Four weeks was all I had to call him my husband, four weeks to be called his wife. My life often feels bleak, hopeless, irreparable. My desolate nights bring no rest, no time for reprieve from this utter turmoil. Every aspect of my life since Andrew was taken is bitterly different. Every moment of my life before Andrew was taken was imprinted with his love and his presence. A fact in which I alone can only truly understand.

So not only did these men take my true, beautiful love away from me, not only did they rob a brother, son, uncle and friend from all who love him, but they took our future too. They took more than one life away that day. They stole the person that I used to be, the happiness that we shared and the beautiful plans we had made together.

That night as I opened the door to the stranger in uniform before me, everything I had known in my life to be true was robbed away. Every ounce of beautiful peace, gone.

So in answer to the question of how Andrew's death has impacted me… well, you would be justified in your knowledge that I am without question a mere shadow of the person I once was, broken, distraught, beaten! An empty shell, void of the contented life I once loved.

Please do not let the sacrifice that he was forced and unknowingly made to give stand for nothing. He gave everything. A bitter reality that I must face and endure for the rest of my life, every second, every minute, every day.

Whatever is decided today in these courts… it will never bring Andrew back.
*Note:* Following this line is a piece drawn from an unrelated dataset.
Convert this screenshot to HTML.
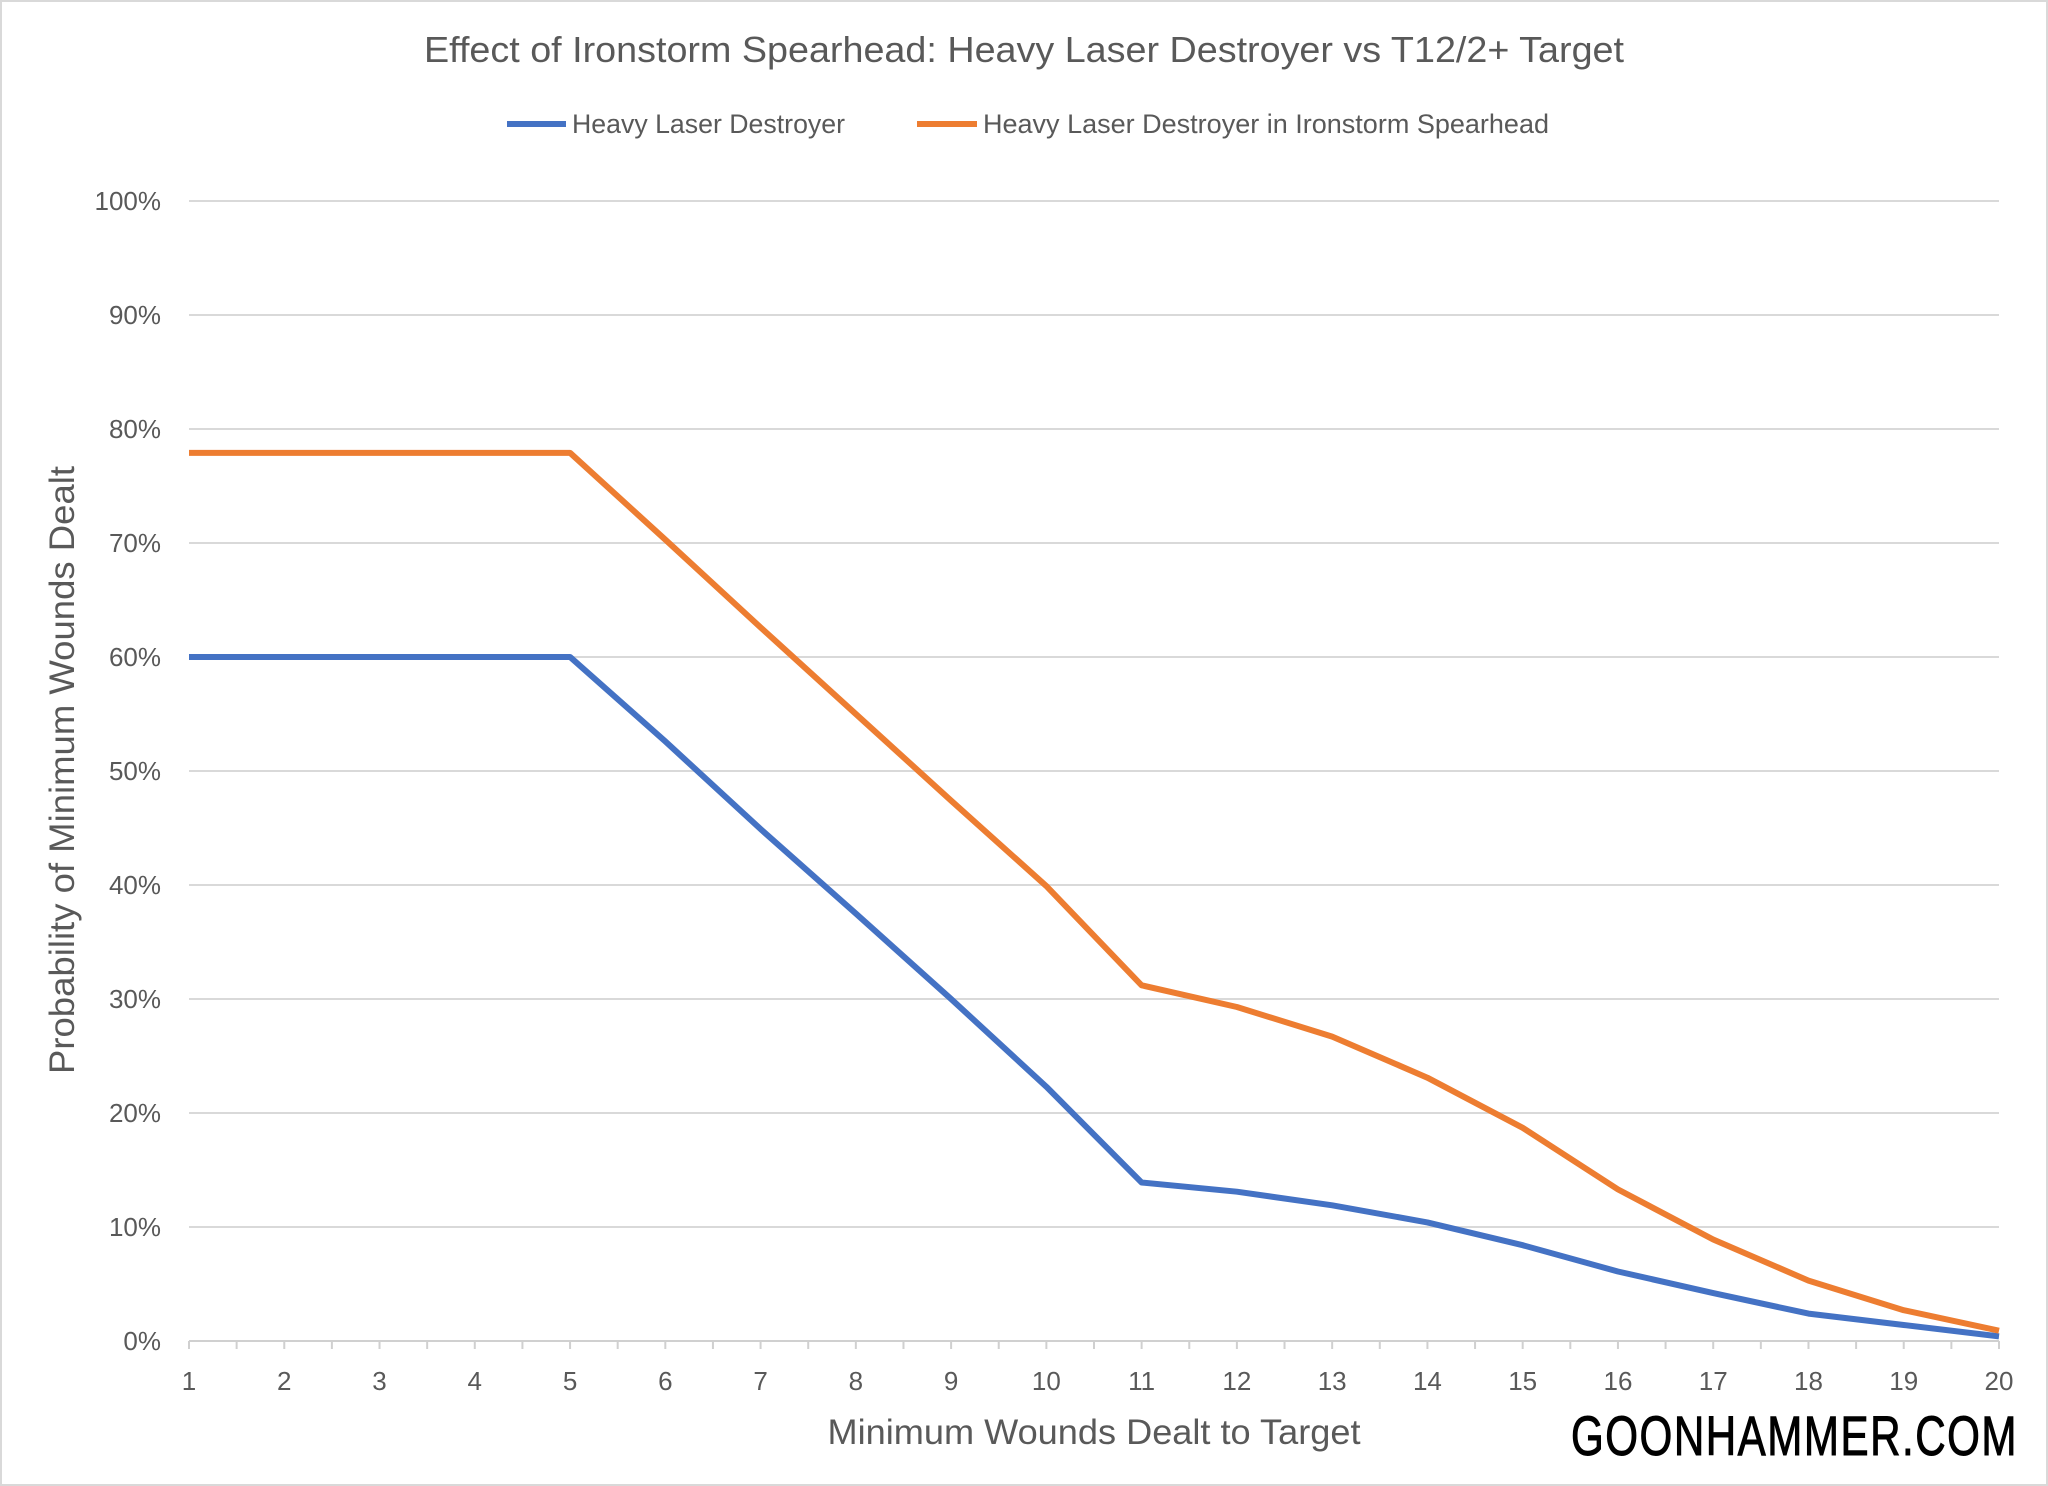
<!DOCTYPE html>
<html><head><meta charset="utf-8"><style>
html,body{margin:0;padding:0;background:#fff;}
svg{display:block;font-family:"Liberation Sans",sans-serif;}
</style></head><body>
<svg id="chart" width="2048" height="1486" viewBox="0 0 2048 1486" xmlns="http://www.w3.org/2000/svg">
<rect x="1" y="1" width="2046" height="1484" fill="#fff" stroke="#d9d9d9" stroke-width="2"/>
<text x="1024" y="62" text-anchor="middle" font-size="36" fill="#595959" textLength="1200" lengthAdjust="spacingAndGlyphs">Effect of Ironstorm Spearhead: Heavy Laser Destroyer vs T12/2+ Target</text>
<g>
<g><line x1="507" y1="124" x2="566" y2="124" stroke="#4472c4" stroke-width="6"/><text x="572" y="133" font-size="27" fill="#595959" textLength="273" lengthAdjust="spacingAndGlyphs">Heavy Laser Destroyer</text></g>
<g><line x1="917" y1="124" x2="977" y2="124" stroke="#ed7d31" stroke-width="6"/><text x="983" y="133" font-size="27" fill="#595959" textLength="566" lengthAdjust="spacingAndGlyphs">Heavy Laser Destroyer in Ironstorm Spearhead</text></g>
</g>
<g id="grid"></g>
<g id="yticks"></g>
<g id="xticks"></g>
<g id="series"></g>
<text transform="translate(74,770) rotate(-90)" text-anchor="middle" font-size="35" fill="#595959" textLength="608" lengthAdjust="spacingAndGlyphs">Probability of Minimum Wounds Dealt</text>
<text x="1094" y="1444" text-anchor="middle" font-size="35" fill="#595959" textLength="533" lengthAdjust="spacingAndGlyphs">Minimum Wounds Dealt to Target</text>
<text x="1571" y="1455" font-family="'Liberation Sans Narrow','Liberation Sans',sans-serif" font-size="56" fill="#000" stroke="#000" stroke-width="1" textLength="447" lengthAdjust="spacingAndGlyphs" letter-spacing="2">GOONHAMMER.COM</text>
</svg>
<script>
const categories = [1,2,3,4,5,6,7,8,9,10,11,12,13,14,15,16,17,18,19,20];
const baseValues = [60,60,60,60,60,52.6,44.9,37.5,30,22.3,13.9,13.1,11.9,10.4,8.4,6.1,4.2,2.4,1.4,0.4];
const ironstormValues = [77.9,77.9,77.9,77.9,77.9,70.3,62.6,55,47.4,39.9,31.2,29.3,26.7,23.1,18.7,13.3,8.9,5.3,2.7,0.9];
const yTickValues = [0,10,20,30,40,50,60,70,80,90,100];

const NS = "http://www.w3.org/2000/svg";
const L = 189, R = 1999, T = 201, B = 1341;
const n = categories.length;
function xPos(i){ return L + (R - L) * i / (n - 1); }
function yPos(v){ return B - (B - T) * v / 100; }
function mk(tag, attrs, parent){ const e = document.createElementNS(NS, tag); for (const k in attrs) e.setAttribute(k, attrs[k]); parent.appendChild(e); return e; }

const grid = document.getElementById('grid');
const yt = document.getElementById('yticks');
yTickValues.forEach(v => {
  const y = yPos(v);
  const g = mk('line', {x1: L, x2: R, y1: y, y2: y, stroke: v === 0 ? '#d0d0d0' : '#d9d9d9', 'stroke-width': 2}, grid);
  
  
  const t = mk('text', {x: 161, y: y + 9, 'text-anchor': 'end', 'font-size': 26, fill: '#595959'}, yt);
  t.textContent = v + '%';
  
  
});

const xt = document.getElementById('xticks');
for (let k = 0; k <= (n - 1) * 2; k++) {
  const x = L + (R - L) * k / ((n - 1) * 2);
  const tk = mk('line', {x1: x, x2: x, y1: B, y2: B + 8, stroke: '#d0d0d0', 'stroke-width': 2}, xt);
  
  
}
categories.forEach((c, i) => {
  const t = mk('text', {x: xPos(i), y: 1390, 'text-anchor': 'middle', 'font-size': 26, fill: '#595959'}, xt);
  t.textContent = c;
  
  
});

const series = document.getElementById('series');
function drawLine(vals, color, name){
  const pts = vals.map((v, i) => xPos(i).toFixed(1) + ',' + yPos(v).toFixed(1)).join(' ');
  const p = mk('polyline', {points: pts, fill: 'none', stroke: color, 'stroke-width': 6, 'stroke-linejoin': 'round'}, series);
  
  
}
drawLine(baseValues, '#4472c4', 'line-heavy-laser-destroyer');
drawLine(ironstormValues, '#ed7d31', 'line-ironstorm-spearhead');
</script>
</body></html>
Andrew will never grace us with his smile, his compassion and his selfless generosity and love as he used to do.

I will spend every day of the rest of my life with a hollowness that will never ever be filled. An indescribable reality that no amount of words will ever fully reveal. Yet again, I search around for the words to express my heartbreak, yet each description of grief appears inadequate and incomplete.

Image copyright PA Media
Image caption Deborah Adlam was in court to hear the sentencing

Prosecutor Jonathan Polnay also read a victim impact statement from Deborah Adlam, PC Harper's mother.

She described her son as a "good man, a brave, caring person, funny and uplifting", who would be missed daily and "loved forever".
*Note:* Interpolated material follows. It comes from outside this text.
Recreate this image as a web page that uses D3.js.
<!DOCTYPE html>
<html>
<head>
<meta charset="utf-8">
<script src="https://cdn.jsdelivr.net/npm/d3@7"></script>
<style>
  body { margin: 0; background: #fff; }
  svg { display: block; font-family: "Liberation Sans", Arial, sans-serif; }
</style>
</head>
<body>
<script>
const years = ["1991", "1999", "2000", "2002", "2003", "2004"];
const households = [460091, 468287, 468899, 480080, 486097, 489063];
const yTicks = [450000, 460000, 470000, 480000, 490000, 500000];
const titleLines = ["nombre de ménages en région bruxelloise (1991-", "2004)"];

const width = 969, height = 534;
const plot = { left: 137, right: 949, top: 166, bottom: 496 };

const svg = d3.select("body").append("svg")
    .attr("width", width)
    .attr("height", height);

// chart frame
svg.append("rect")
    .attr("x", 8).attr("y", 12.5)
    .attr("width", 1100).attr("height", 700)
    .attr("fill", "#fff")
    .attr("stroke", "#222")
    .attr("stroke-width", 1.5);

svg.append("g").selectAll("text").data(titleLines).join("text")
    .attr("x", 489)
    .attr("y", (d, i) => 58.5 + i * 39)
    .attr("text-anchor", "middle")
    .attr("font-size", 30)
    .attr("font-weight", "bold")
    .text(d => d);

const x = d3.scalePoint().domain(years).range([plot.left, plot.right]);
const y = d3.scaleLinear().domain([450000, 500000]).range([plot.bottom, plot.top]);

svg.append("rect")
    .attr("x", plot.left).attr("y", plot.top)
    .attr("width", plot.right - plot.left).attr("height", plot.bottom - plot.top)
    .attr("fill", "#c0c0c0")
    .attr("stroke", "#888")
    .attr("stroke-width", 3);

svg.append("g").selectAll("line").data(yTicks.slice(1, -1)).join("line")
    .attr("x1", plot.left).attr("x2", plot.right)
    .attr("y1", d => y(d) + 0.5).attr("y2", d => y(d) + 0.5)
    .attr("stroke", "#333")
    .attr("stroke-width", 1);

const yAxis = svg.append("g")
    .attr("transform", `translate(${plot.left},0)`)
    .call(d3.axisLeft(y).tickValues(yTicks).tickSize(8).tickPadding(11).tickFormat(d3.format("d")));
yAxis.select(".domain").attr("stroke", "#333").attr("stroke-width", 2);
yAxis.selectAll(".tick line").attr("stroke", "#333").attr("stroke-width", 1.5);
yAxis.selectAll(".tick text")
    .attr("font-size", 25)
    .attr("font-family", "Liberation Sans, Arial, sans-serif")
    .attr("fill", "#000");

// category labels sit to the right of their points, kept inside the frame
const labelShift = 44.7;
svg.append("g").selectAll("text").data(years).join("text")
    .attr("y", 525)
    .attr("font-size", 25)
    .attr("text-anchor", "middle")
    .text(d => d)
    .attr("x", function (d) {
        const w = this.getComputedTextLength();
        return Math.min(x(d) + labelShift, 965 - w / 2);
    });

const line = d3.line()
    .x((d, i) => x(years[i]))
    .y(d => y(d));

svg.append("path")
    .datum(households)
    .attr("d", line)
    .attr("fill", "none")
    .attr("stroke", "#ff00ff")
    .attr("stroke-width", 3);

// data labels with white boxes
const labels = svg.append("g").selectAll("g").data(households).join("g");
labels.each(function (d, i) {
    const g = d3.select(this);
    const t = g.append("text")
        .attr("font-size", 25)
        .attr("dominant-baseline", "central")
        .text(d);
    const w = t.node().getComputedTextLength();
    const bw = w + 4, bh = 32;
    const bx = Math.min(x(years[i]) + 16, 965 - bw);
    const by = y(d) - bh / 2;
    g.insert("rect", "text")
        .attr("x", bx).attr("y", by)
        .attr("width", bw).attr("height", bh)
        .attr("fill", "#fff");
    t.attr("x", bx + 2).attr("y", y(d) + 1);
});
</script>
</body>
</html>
She said: "I haven't been able to work for fear of breaking down, my mind just isn't in the right place, my anxiety is overpowering.

"I hardly sleep... I have no motivation or even daily routine - chores or cooking a meal, it just feels pointless now.
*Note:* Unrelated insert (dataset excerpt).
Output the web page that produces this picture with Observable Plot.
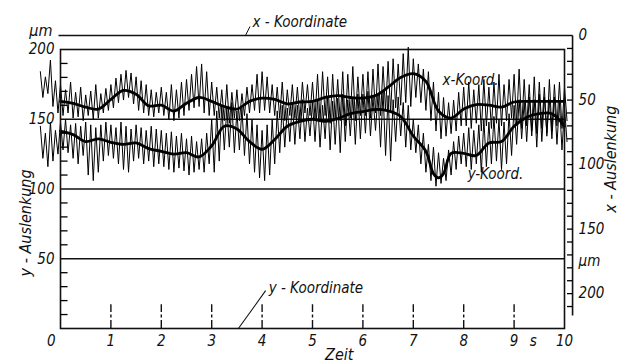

"I have sat in the mortuary of my son's covered body, too damaged for me to see.

"He will never get to be called 'daddy' or hold his own child - we imagined this was not too far away in the future."

'Lies and deceit'

Det Supt Stuart Blaik said the defendants made a "conscious decision" not to assist police and their family and friends had tried to "frustrate" the investigation.

He said the defendants's associates "attempted to give false alibis", and clothing and phones were "discarded and hidden" from the travellers' site in an attempt to disrupt his team's work.

Long, Bowers and Cole had shown "no remorse for what happened that evening at any stage", he said.

"Their lies and deceit have been exposed in this trial," he said.

Image copyright Thames Valley Police
Image caption PC Andrew Harper died after his ankles became entangled in a tow strap attached to a getaway car

Det Supt Blaik said: "The gravity and the scale of the case was beyond anything I have ever had to deal with before."

The case would "live with me for the rest of my life", he said.

He said only the defendants would "know" what they saw, heard and what was said in the car as it dragged PC Harper to his death.

"Had they not been out stealing that night this wouldn't have happened," he said.

"Had they not decided to stop when they could have stopped, when they were caught red-handed, rather than just putting their hands up for a theft of quad bike, they made decisions to do something different and those decisions have caused the death of Andrew Harper."